Are the triggers worth it?
Overall, I’m not sure I agree this was the right path to take with Modern Warfare. It’s not at all obvious you don’t have to participate in the waterboarding, and I happened to be sitting in the room playing with someone who had actually been waterboarded before and it made them way more uncomfortable. How is this part of the game going to impact soldiers, a demographic which makes up a nontrivial part of the Call of Duty audience? PTSD triggers are a very real thing, and this experience offers no warning nor way to skip or leave the narrative because it’s not a cut scene.
I’m also not sure I agree the end result of these experiences was an increase in empathy towards Farah’s situation.

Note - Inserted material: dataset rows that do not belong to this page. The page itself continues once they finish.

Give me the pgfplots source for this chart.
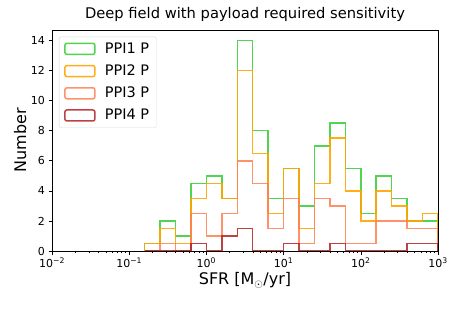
\documentclass[border=0pt]{standalone}
\usepackage{pgfplots}
\pgfplotsset{compat=1.18}
\usepackage{pgfplotstable}
\usepackage{fontspec}
\setmainfont{DejaVu Sans}
\definecolor{cgreen}{RGB}{50,205,50}
\definecolor{corange}{RGB}{255,165,0}
\definecolor{csalmon}{RGB}{255,127,80}
\definecolor{cred}{RGB}{178,34,34}
% bin edges (0.2 dex) and counts: PPI1, PPI2, PPI3, PPI4
\pgfplotstableread{
x g o s r
0.158489 0 0 0 0
0.158489 0.5 0.5 0 0
0.251189 2.0 1.5 0.5 0
0.398107 1.0 0.5 0 0
0.630957 4.5 3.5 2.5 0.5
1.0 5.0 4.5 1.0 0
1.584893 3.5 3.5 2.5 1.0
2.511886 14.0 12.0 6.0 1.5
3.981072 8.0 6.5 4.5 0
6.309573 3.5 2.5 1.5 0
10.0 5.5 5.5 3.5 0.5
15.848932 3.0 1.5 0.5 0
25.118864 7.0 4.5 3.5 0
39.810717 8.5 7.5 3.0 0.5
63.095734 5.5 4.0 0.5 0
100.0 2.5 2.0 0.5 0
158.489319 5.0 4.0 2.0 0
251.188643 3.5 3.0 2.0 0
398.107171 2.0 2.0 1.5 0.5
630.957344 2.0 2.5 1.5 0.5
1000.0 2.0 2.5 1.5 0.5
1000.0 0 0 0 0
}\hist
\begin{document}
\begin{tikzpicture}
\begin{axis}[
  at={(0,0)}, anchor=south west,
  scale only axis, width=386pt, height=221pt,
  axis on top,
  xmode=log, xmin=0.01, xmax=1000,
  ymin=0, ymax=14.7,
  xtick={0.01,0.1,1,10,100,1000},
  xticklabels={10\textsuperscript{−2},10\textsuperscript{−1},10\textsuperscript{0},10\textsuperscript{1},10\textsuperscript{2},10\textsuperscript{3}},
  minor xtick={0.02,0.03,0.04,0.05,0.06,0.07,0.08,0.09,0.2,0.3,0.4,0.5,0.6,0.7,0.8,0.9,2,3,4,5,6,7,8,9,20,30,40,50,60,70,80,90,200,300,400,500,600,700,800,900},
  ytick={0,2,4,6,8,10,12,14},
  /pgf/number format/assume math mode=true,
  tick align=outside, tick pos=left,
  major tick length=3.5pt, minor tick length=2pt,
  every tick/.style={black, line width=0.6pt},
  axis line style={black, line width=0.8pt},
  tick label style={font=\fontsize{11}{13}\selectfont},
  xlabel={SFR [M$_{\odot}$/yr]},
  ylabel={Number},
  label style={font=\fontsize{16}{19}\selectfont},
  xlabel style={at={(axis description cs:0.5,0)}, anchor=north, yshift=-18pt},
  ylabel style={at={(axis description cs:0,0.5)}, anchor=south, yshift=22pt},
  title={Deep field with payload required sensitivity},
  title style={font=\fontsize{14.7}{17}\selectfont, at={(axis description cs:0.5,1)}, anchor=base, inner sep=0pt, yshift=6pt},
  legend style={at={(axis description cs:0.018,0.97)}, anchor=north west,
    font=\fontsize{14.5}{17}\selectfont, draw=black!15, rounded corners=2pt,
    inner xsep=5pt, inner ysep=4pt, row sep=6pt},
  legend cell align=left,
  legend image code/.code={\draw[#1, fill=none] (0pt,-5.5pt) rectangle (30pt,5.5pt);
    \path[draw=none, fill=none] (0pt,0pt) -- (38pt,0pt);},
]
\addplot[const plot mark left, cgreen, opacity=0.85, line width=1.5pt] table[x=x, y=g] {\hist};
\addlegendentry{PPI1 P}
\addplot[const plot mark left, corange, opacity=0.9, line width=1.5pt] table[x=x, y=o] {\hist};
\addlegendentry{PPI2 P}
\addplot[const plot mark left, csalmon, opacity=0.85, line width=1.5pt] table[x=x, y=s] {\hist};
\addlegendentry{PPI3 P}
\addplot[const plot mark left, cred, opacity=0.85, line width=1.5pt] table[x=x, y=r] {\hist};
\addlegendentry{PPI4 P}
\end{axis}
\pgfresetboundingbox
\path[use as bounding box] (-52pt,-58pt) rectangle (411pt,251pt);
\end{tikzpicture}
\end{document}
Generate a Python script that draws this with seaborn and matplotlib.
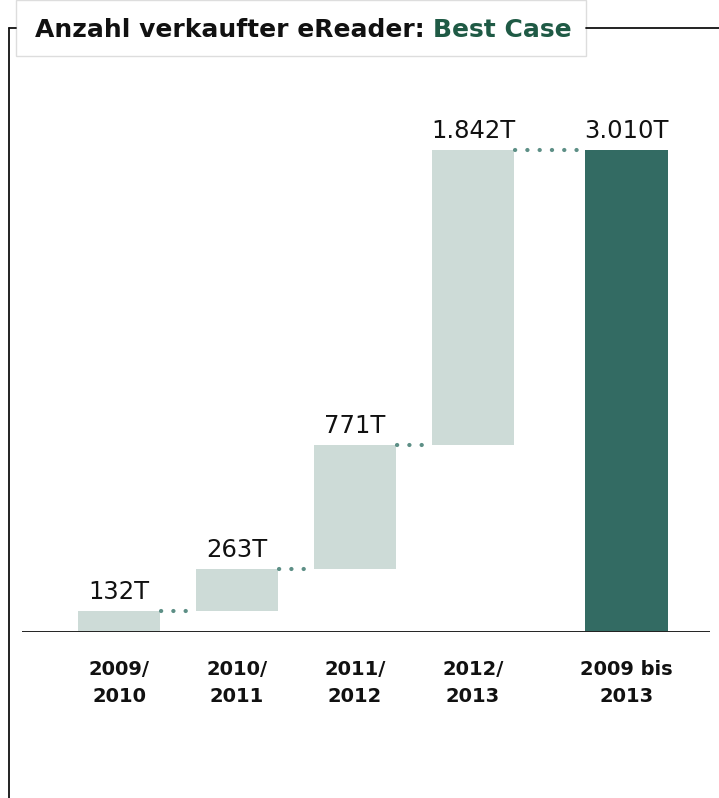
import numpy as np
import pandas as pd
import seaborn as sns
import matplotlib.pyplot as plt
from matplotlib.patches import Rectangle
from matplotlib.lines import Line2D

sns.set_theme(style="white")
plt.rcParams['font.family'] = ['DejaVu Sans']

# ---- data ----
categories = ["2009/\n2010", "2010/\n2011", "2011/\n2012", "2012/\n2013", "2009 bis\n2013"]
increments = [132, 263, 771, 1842]
total = 3010
value_labels = ["132T", "263T", "771T", "1.842T", "3.010T"]
title_main = "Anzahl verkaufter eReader: "
title_accent = "Best Case"

# ---- layout ----
positions = [0, 1, 2, 3, 4.3]
light = "#cddbd7"
dark = "#336b63"
dot_color = "#5d8f86"
title_green = "#1f5a45"

heights = increments + [total]
bottoms = list(np.concatenate([[0], np.cumsum(increments)[:-1]])) + [0]
kinds = ["step"] * len(increments) + ["total"]

df = pd.DataFrame({"pos": positions, "height": heights, "kind": kinds})

W, H = 719, 798
fig = plt.figure(figsize=(W / 100, H / 100), dpi=100)

ax_left_px, ax_right_px = 22, 710
base_px, top_px = 632, 100
scale = (632 - 150) / total  # px per unit
ylim_top = (base_px - top_px) / scale
x0_px, unit_px = 119, 118
xlim = ((ax_left_px - x0_px) / unit_px, (ax_right_px - x0_px) / unit_px)

ax = fig.add_axes([ax_left_px / W, (H - base_px) / H,
                   (ax_right_px - ax_left_px) / W, (base_px - top_px) / H])

sns.barplot(data=df, x="pos", y="height", hue="kind", native_scale=True,
            palette={"step": light, "total": dark}, width=0.7, legend=False,
            ax=ax, linewidth=0, saturation=1)

# shift bars to waterfall bottoms
bw = 0.7
for patch in ax.patches:
    xc = patch.get_x() + patch.get_width() / 2
    i = int(np.argmin([abs(xc - p) for p in positions]))
    patch.set_y(bottoms[i])
    patch.set_width(bw)
    patch.set_x(positions[i] - bw / 2)

ax.set_xlim(*xlim)
ax.set_ylim(0, ylim_top)

# dotted connectors
cum = np.cumsum(increments)
for i in range(len(positions) - 1):
    level = cum[i]
    ax.plot([positions[i] + bw / 2 + 0.01, positions[i + 1] - bw / 2 - 0.01], [level, level],
            color=dot_color, lw=3.0, linestyle=(0, (0.05, 2.9)), dash_capstyle="round",
            solid_capstyle="round", zorder=3)

# value labels
tops = [b + h for b, h in zip(bottoms, heights)]
for p, t, lab in zip(positions, tops, value_labels):
    ax.annotate(lab, (p, t), xytext=(0, 5), textcoords="offset points",
                ha="center", va="bottom", fontsize=17.5, color="#111111")

# baseline
ax.axhline(0, color="#222222", lw=1.4, zorder=4)
for s in ax.spines.values():
    s.set_visible(False)
ax.set_xticks(positions)
ax.set_xticklabels(categories, fontsize=14, linespacing=1.55, color="#111111",
                   fontweight="bold")
ax.tick_params(axis="x", length=0, pad=20)
ax.set_yticks([])
ax.set_xlabel("")
ax.set_ylabel("")

# frame lines (figure coordinates)
def fx(px):
    return px / W

def fy(py):
    return 1 - py / H

fig.add_artist(Line2D([fx(9), fx(9)], [fy(28), fy(798)], color="#111111", lw=1.3))
fig.add_artist(Line2D([fx(9), fx(16)], [fy(28), fy(28)], color="#111111", lw=1.3))
fig.add_artist(Line2D([fx(586), fx(719)], [fy(28), fy(28)], color="#111111", lw=1.3))
fig.add_artist(Rectangle((fx(16), fy(56)), fx(586) - fx(16), fy(0) - fy(56),
                         facecolor="white", edgecolor="#dddddd", lw=1.0))

t1 = fig.text(fx(35), fy(30), title_main, fontsize=18, color="#111111",
              va="center", ha="left", fontweight="bold")
fig.canvas.draw()
bb = t1.get_window_extent()
fig.text(bb.x1 / W, fy(30), title_accent, fontsize=18, color=title_green,
         va="center", ha="left", fontweight="bold")

fig.savefig("out.png", dpi=100)
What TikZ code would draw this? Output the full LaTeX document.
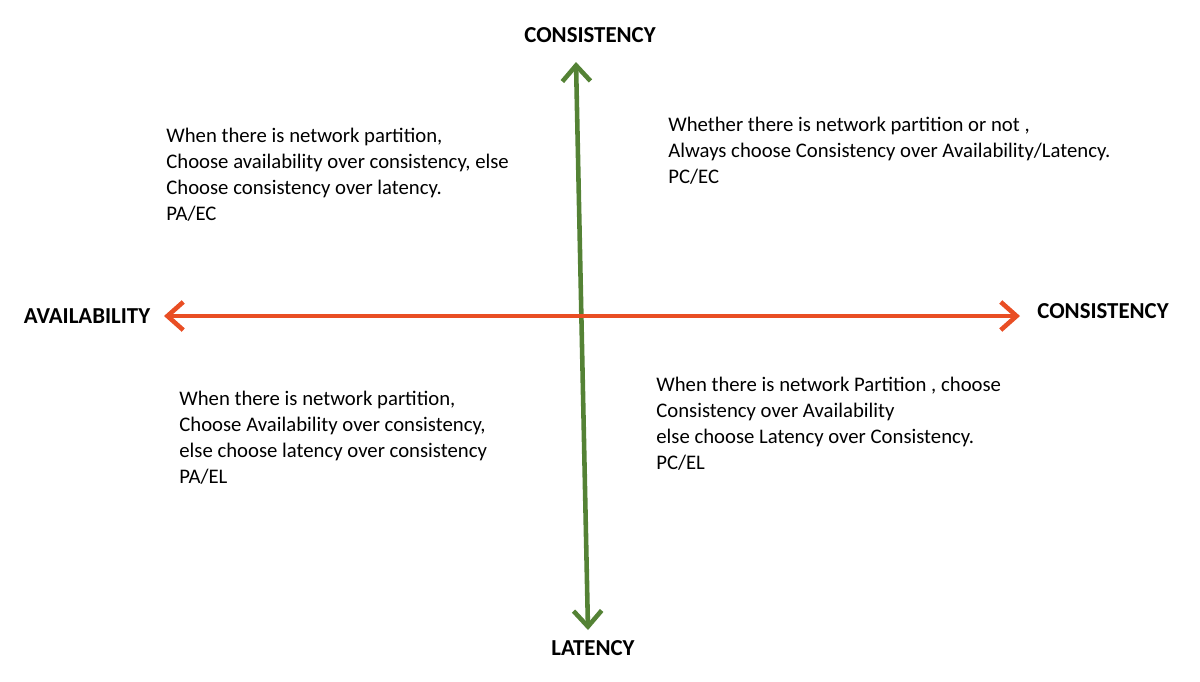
\documentclass[tikz,border=0pt]{standalone}
\usepackage{fontspec}
\setmainfont{Carlito}
\usetikzlibrary{arrows.meta}
\definecolor{axisgreen}{RGB}{84,130,53}
\definecolor{axisred}{RGB}{233,78,36}
\begin{document}
\begin{tikzpicture}[
x=0.02cm,
y=-0.02cm,
axislabel/.style={font=\fontsize{13pt}{15pt}\selectfont\bfseries},
quadtext/.style={anchor=north west, align=left, inner sep=0pt,
	font=\fontsize{11.8pt}{14.8pt}\selectfont},
barb/.style={line width=2.6pt, {Straight Barb[length=9pt,width=16pt]}-{Straight Barb[length=9pt,width=16pt]}},
]

	%%%%%%%%%%%%%%%%
	%Rahmen
	%%%%%%%%%%%%%%%%
	\useasboundingbox (0,0) rectangle (1200,681);

	% Achsen
	\coordinate (top) at (576,62);
	\coordinate (bottom) at (588,630);
	\coordinate (left) at (164,316);
	\coordinate (right) at (1020,316);
	\draw [barb, axisgreen] (top) -- (bottom);
	\draw [barb, axisred] (left) -- (right);

	\node [axislabel] (ctop) at (590,35) {CONSISTENCY};
	\node [axislabel] (avail) at (87,316) {AVAILABILITY};
	\node [axislabel] (cright) at (1103,311) {CONSISTENCY};
	\node [axislabel] (lat) at (593,648) {LATENCY};

	% Quadranten
	\node [quadtext] (paec) at (166,128) {When there is network partition,\\
		Choose availability over consistency, else\\
		Choose consistency over latency.\\
		PA/EC};
	\node [quadtext] (pcec) at (668,117) {Whether there is network partition or not ,\\
		Always choose Consistency over Availability/Latency.\\
		PC/EC};
	\node [quadtext] (pael) at (179,391) {When there is network partition,\\
		Choose Availability over consistency,\\
		else choose latency over consistency\\
		PA/EL};
	\node [quadtext] (pcel) at (656,377) {When there is network Partition , choose\\
		Consistency over Availability\\
		else choose Latency over Consistency.\\
		PC/EL};

\end{tikzpicture}
\end{document}
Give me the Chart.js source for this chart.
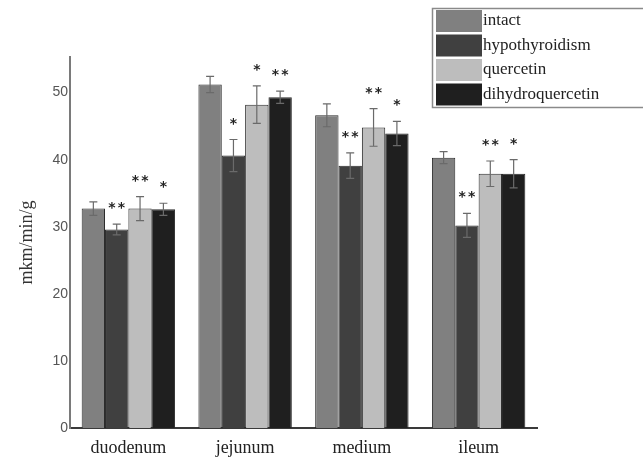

It was already clear she was defending her home from any threat. The backstory, according to the story creators, was supposed to make it easier to see why she was so driven to this decision. However, all I really got from this was why she wanted to kill one person in particular so badly. It didn’t make his eventual demise any more or less satisfying because the game had already done a good job convincing me he was a bastard. It didn’t really help to know he had been a bastard his entire life, and left broken families along the way.
I don’t think the overstep here is enough to not recommend Modern Warfare to most people. Overall, Modern Warfare is a masterclass in how to polish a first-person shooter to be something every kind of gamer can enjoy.
However, in an effort to make the story stick with you, in my opinion, the creators not only pushed too far but used the only prominent woman in the story to do so. The creators feel this woman of color is so entirely foreign to their audience it was necessary to pull you through a shocking backstory multiple times in order for you to empathize with her, which ultimately feels kind of insulting to the audience. On several levels, it could have been handled very differently and still been a stunningly memorable experience.